* Written request: Pictures do not belong in the output. Reproduce exactly the lines from the start of the records through the line with "import plotly.graph_objects as go".

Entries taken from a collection
════

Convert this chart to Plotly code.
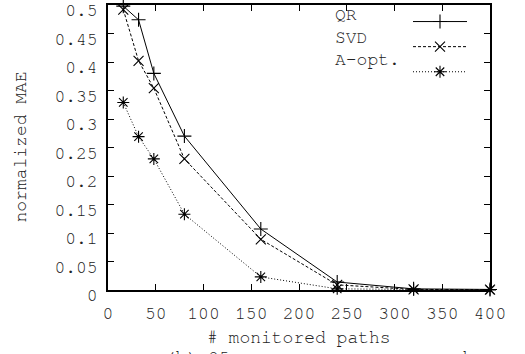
import plotly.graph_objects as go

x_paths = [16, 32, 48, 80, 160, 240, 320, 400]
qr = [0.498, 0.474, 0.380, 0.270, 0.107, 0.014, 0.002, 0.001]
svd = [0.492, 0.402, 0.354, 0.230, 0.089, 0.009, 0.001, 0.0005]
aopt = [0.329, 0.269, 0.230, 0.133, 0.023, 0.002, 0.001, 0.0003]
series_names = ["QR", "SVD", "A-opt."]
x_ticks = [0, 50, 100, 150, 200, 250, 300, 350, 400]
y_ticks = [0, 0.05, 0.1, 0.15, 0.2, 0.25, 0.3, 0.35, 0.4, 0.45, 0.5]
y_tick_text = ["0", "0.05", "0.1", "0.15", "0.2", "0.25", "0.3", "0.35", "0.4", "0.45", "0.5"]

FONT = "FreeMono"
FS = 18
TXT = "#222222"
W, H = 525, 354
ML, MR, MT, MB = 108, 35, 5, 64

fig = go.Figure()
styles = [
    ("solid", "cross-thin-open", qr),
    ("3px,2px", "x-thin-open", svd),
    ("1px,2px", "asterisk-open", aopt),
]
for name, (dash, sym, ys) in zip(series_names, styles):
    fig.add_trace(go.Scatter(
        x=x_paths, y=ys, name=" ", mode="lines+markers",
        line=dict(color="black", width=1, dash=dash),
        marker=dict(symbol=sym, size=10, color="black", line=dict(color="black", width=1.1)),
        cliponaxis=False,
    ))

axis_common = dict(
    showline=True, linecolor="black", linewidth=1.5, mirror="allticks",
    ticks="inside", ticklen=6, tickcolor="black", tickwidth=1,
    showgrid=False, zeroline=False, ticklabeloverflow="allow", automargin=False,
    tickfont=dict(family=FONT, size=FS, color=TXT),
)
fig.update_xaxes(range=[0, 400], tickvals=x_ticks, ticklabelstandoff=6, **axis_common)
fig.update_yaxes(range=[0, 0.5], tickvals=y_ticks, ticktext=y_tick_text, ticklabelstandoff=5,
                 ticklabelshift=5, **axis_common)

plot_h = H - MT - MB
plot_w = W - ML - MR

def px_to_paper_y(py):
    return (H - MB - py) / plot_h

def px_to_paper_x(px):
    return (px - ML) / plot_w

annotations = [
    dict(text="# monitored paths", x=0.5, y=px_to_paper_y(338), xref="paper", yref="paper",
         showarrow=False, font=dict(family=FONT, size=FS, color=TXT), xanchor="center", yanchor="middle"),
    dict(text="normalized MAE", x=px_to_paper_x(20), y=0.5, xref="paper", yref="paper", textangle=-90,
         showarrow=False, font=dict(family=FONT, size=FS, color=TXT), xanchor="center", yanchor="middle"),
    dict(text="(b) 25 sources, once covered", x=px_to_paper_x(163), y=px_to_paper_y(346.5), xref="paper", yref="paper",
         showarrow=False, font=dict(family=FONT, size=FS, color=TXT), xanchor="left", yanchor="top"),
]
legend_rows = [15, 38, 60]
for name, py in zip(series_names, legend_rows):
    annotations.append(dict(text=name, x=px_to_paper_x(333), y=px_to_paper_y(py), xref="paper", yref="paper",
                            showarrow=False, font=dict(family=FONT, size=FS, color=TXT),
                            xanchor="left", yanchor="middle"))

fig.update_layout(
    width=W, height=H,
    margin=dict(l=ML, r=MR, t=MT, b=MB, autoexpand=False),
    paper_bgcolor="white", plot_bgcolor="white",
    showlegend=True,
    legend=dict(x=px_to_paper_x(408), y=px_to_paper_y(4), xanchor="left", yanchor="top",
                bgcolor="rgba(0,0,0,0)", font=dict(family=FONT, size=17, color=TXT),
                itemwidth=54, tracegroupgap=0),
    annotations=annotations,
)

fig.write_html("out.html")
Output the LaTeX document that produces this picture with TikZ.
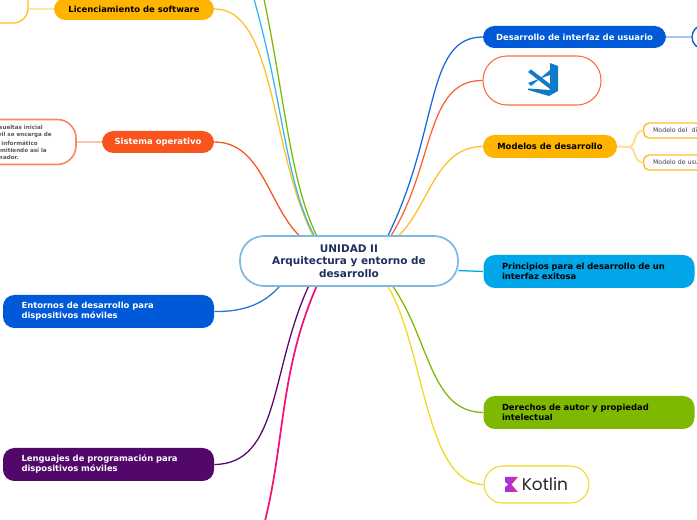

════

* Result for this task:
Convert this chart to Plotly code.
import plotly.graph_objects as go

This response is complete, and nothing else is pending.